◆ Task prompt:
The lines to extract run from the first line of the material below to the line containing "fig = plt.figure(figsize=(6.57, 3.47), dpi=100)", both included; leave the pictures behind.

◆ Materials provided:

-- Begin --

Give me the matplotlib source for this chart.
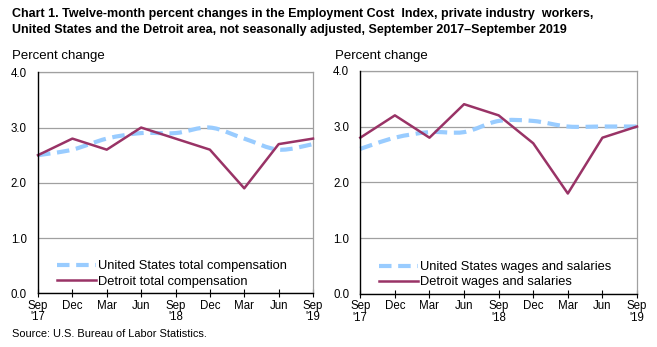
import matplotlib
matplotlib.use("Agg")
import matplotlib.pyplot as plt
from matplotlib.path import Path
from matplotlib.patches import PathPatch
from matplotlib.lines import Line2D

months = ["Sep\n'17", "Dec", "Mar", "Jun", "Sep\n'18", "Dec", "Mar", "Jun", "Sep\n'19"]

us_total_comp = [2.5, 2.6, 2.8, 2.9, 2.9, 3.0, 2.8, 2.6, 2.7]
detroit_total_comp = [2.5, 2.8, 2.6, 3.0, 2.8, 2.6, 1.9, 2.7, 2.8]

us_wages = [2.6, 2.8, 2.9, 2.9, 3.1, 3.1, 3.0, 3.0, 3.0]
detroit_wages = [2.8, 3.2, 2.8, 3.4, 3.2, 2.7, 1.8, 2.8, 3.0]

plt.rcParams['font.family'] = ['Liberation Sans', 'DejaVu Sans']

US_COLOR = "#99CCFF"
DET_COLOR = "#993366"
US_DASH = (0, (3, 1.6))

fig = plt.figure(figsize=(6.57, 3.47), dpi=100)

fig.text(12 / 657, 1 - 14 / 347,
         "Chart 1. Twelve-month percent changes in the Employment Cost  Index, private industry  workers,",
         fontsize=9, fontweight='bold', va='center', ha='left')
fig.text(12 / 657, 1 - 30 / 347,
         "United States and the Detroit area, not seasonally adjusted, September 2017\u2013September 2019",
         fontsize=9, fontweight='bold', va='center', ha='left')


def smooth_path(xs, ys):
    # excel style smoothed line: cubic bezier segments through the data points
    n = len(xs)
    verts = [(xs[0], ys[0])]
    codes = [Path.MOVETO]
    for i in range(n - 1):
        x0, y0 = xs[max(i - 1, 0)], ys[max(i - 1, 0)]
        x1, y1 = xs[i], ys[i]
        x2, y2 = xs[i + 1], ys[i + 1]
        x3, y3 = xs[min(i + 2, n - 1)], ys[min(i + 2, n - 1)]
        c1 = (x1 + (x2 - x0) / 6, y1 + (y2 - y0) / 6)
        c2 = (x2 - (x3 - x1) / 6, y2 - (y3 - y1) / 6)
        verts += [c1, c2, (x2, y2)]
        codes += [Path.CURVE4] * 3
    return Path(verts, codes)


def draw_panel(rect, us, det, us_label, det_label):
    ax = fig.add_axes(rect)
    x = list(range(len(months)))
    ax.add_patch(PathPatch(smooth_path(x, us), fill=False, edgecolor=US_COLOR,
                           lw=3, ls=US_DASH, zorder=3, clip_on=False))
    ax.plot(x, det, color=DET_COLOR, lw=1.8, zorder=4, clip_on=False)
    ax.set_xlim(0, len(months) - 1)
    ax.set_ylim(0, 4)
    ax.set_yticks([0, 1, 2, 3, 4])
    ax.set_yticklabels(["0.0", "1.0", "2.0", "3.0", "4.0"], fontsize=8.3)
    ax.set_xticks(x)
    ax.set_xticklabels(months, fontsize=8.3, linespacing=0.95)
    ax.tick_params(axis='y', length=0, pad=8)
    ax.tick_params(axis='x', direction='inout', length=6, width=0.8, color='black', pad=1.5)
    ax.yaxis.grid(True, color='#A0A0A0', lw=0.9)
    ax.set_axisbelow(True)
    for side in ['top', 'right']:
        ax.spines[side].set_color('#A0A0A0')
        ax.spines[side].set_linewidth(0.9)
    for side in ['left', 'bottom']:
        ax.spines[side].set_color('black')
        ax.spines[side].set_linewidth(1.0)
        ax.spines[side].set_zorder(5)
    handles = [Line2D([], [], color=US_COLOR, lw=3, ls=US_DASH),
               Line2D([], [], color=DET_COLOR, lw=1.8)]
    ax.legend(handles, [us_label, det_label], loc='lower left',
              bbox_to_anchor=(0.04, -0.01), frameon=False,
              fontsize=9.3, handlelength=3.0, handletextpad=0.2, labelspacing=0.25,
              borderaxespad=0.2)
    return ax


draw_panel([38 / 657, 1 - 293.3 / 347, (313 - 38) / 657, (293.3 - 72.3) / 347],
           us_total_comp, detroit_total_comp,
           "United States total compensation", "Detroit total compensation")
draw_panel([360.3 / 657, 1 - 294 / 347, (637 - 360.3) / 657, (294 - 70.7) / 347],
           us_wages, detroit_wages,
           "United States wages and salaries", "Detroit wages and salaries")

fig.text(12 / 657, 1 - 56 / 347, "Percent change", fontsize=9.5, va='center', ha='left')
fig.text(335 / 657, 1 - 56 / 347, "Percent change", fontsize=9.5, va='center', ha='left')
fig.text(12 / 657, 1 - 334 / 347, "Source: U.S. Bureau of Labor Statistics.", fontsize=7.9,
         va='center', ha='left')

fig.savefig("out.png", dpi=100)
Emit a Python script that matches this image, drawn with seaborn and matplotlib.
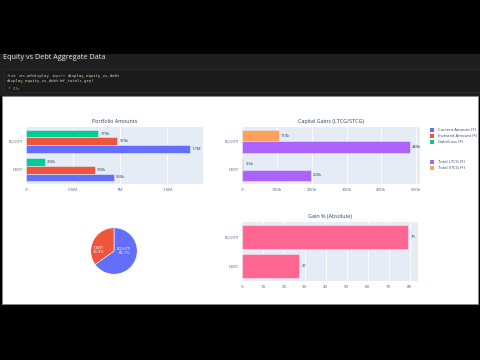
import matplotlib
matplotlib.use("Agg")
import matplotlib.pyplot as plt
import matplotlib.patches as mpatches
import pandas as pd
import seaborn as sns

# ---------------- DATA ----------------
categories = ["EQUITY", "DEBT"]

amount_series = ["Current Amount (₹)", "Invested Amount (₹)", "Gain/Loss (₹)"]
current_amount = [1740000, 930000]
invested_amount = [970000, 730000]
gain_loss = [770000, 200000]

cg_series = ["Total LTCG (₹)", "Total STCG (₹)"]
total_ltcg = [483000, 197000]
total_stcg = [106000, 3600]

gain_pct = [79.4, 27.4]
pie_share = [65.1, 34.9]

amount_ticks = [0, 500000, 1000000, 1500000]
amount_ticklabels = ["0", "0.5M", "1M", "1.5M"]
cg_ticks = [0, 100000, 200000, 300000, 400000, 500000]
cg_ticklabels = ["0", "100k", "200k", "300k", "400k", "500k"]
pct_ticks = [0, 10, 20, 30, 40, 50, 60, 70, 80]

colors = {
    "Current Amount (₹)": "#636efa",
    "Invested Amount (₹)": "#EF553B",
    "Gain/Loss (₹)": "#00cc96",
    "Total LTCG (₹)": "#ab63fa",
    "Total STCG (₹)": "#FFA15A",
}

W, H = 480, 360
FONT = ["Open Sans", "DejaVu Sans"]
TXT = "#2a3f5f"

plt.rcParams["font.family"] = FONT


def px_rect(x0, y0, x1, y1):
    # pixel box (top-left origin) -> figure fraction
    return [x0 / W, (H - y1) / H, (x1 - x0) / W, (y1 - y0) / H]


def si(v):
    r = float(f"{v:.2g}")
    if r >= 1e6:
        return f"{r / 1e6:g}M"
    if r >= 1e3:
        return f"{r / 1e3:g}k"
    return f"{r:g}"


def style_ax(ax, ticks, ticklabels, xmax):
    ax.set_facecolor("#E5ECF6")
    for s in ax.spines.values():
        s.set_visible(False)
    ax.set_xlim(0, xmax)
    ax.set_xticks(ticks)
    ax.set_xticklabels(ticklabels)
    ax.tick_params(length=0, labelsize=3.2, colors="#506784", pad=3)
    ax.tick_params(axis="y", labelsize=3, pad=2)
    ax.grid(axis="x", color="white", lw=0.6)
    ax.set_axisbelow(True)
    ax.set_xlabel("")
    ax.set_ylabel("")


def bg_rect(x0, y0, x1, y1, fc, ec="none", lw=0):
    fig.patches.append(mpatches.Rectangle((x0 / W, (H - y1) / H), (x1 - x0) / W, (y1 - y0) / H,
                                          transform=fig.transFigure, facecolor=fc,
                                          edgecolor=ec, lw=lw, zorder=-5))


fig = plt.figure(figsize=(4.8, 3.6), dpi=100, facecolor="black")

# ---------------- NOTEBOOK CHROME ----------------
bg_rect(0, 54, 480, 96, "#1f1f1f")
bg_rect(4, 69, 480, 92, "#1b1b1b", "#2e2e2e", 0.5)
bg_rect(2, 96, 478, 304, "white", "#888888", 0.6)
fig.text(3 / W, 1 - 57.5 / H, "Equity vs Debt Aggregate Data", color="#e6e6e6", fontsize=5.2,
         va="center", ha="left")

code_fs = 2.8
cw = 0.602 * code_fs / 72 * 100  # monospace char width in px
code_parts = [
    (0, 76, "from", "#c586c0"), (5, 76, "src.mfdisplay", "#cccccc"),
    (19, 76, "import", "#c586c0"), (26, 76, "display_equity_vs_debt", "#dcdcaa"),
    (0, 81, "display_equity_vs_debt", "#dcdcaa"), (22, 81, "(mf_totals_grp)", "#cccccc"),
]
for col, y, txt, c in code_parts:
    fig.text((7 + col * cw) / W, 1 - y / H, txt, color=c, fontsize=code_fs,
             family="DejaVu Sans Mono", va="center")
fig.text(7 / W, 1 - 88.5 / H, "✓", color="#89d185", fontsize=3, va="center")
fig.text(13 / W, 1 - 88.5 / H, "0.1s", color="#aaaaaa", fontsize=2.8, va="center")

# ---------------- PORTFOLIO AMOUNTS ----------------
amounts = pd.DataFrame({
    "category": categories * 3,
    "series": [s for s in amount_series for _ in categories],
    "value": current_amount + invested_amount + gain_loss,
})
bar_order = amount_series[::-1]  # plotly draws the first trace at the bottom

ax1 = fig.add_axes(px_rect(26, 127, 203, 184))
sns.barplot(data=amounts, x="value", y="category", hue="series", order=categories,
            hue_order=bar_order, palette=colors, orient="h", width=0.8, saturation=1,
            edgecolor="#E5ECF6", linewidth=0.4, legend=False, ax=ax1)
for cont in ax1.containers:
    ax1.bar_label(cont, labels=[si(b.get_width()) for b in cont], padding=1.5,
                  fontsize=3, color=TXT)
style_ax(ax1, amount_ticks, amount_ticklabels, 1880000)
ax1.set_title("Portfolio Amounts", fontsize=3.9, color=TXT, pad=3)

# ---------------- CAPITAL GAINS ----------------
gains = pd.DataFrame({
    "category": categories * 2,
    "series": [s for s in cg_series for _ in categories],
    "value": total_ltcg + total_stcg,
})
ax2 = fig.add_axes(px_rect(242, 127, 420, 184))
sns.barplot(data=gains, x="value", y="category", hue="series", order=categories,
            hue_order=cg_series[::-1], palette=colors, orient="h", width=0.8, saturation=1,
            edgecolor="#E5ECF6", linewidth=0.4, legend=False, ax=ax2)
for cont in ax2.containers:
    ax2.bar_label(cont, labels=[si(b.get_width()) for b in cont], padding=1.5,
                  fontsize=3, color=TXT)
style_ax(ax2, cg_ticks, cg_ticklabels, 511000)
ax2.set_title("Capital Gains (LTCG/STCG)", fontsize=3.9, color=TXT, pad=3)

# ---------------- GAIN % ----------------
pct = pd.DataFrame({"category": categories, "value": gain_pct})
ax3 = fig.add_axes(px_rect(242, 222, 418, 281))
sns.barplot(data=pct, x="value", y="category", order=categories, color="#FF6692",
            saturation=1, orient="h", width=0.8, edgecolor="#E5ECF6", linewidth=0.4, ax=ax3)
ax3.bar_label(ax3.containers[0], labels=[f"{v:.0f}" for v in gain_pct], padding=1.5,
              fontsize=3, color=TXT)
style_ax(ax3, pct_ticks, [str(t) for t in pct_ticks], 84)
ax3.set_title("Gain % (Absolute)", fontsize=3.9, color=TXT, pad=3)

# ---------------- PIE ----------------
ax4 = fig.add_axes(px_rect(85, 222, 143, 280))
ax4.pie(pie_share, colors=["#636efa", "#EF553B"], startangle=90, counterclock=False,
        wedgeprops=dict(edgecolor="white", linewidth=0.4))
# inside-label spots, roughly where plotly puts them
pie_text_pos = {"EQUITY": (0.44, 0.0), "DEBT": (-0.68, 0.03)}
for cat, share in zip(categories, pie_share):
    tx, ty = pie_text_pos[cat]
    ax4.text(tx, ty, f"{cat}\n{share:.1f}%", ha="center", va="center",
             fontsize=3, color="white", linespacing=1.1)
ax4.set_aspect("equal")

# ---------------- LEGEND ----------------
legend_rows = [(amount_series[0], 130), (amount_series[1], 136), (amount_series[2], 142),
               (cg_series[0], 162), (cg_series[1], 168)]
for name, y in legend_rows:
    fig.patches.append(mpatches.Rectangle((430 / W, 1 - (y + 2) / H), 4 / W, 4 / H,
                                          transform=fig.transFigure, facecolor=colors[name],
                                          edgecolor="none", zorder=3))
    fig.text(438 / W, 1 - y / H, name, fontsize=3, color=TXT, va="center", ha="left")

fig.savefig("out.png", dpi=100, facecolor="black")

-- End --

◆ Reply:
Give me the matplotlib source for this chart.
import matplotlib
matplotlib.use("Agg")
import matplotlib.pyplot as plt
from matplotlib.path import Path
from matplotlib.patches import PathPatch
from matplotlib.lines import Line2D

months = ["Sep\n'17", "Dec", "Mar", "Jun", "Sep\n'18", "Dec", "Mar", "Jun", "Sep\n'19"]

us_total_comp = [2.5, 2.6, 2.8, 2.9, 2.9, 3.0, 2.8, 2.6, 2.7]
detroit_total_comp = [2.5, 2.8, 2.6, 3.0, 2.8, 2.6, 1.9, 2.7, 2.8]

us_wages = [2.6, 2.8, 2.9, 2.9, 3.1, 3.1, 3.0, 3.0, 3.0]
detroit_wages = [2.8, 3.2, 2.8, 3.4, 3.2, 2.7, 1.8, 2.8, 3.0]

plt.rcParams['font.family'] = ['Liberation Sans', 'DejaVu Sans']

US_COLOR = "#99CCFF"
DET_COLOR = "#993366"
US_DASH = (0, (3, 1.6))

fig = plt.figure(figsize=(6.57, 3.47), dpi=100)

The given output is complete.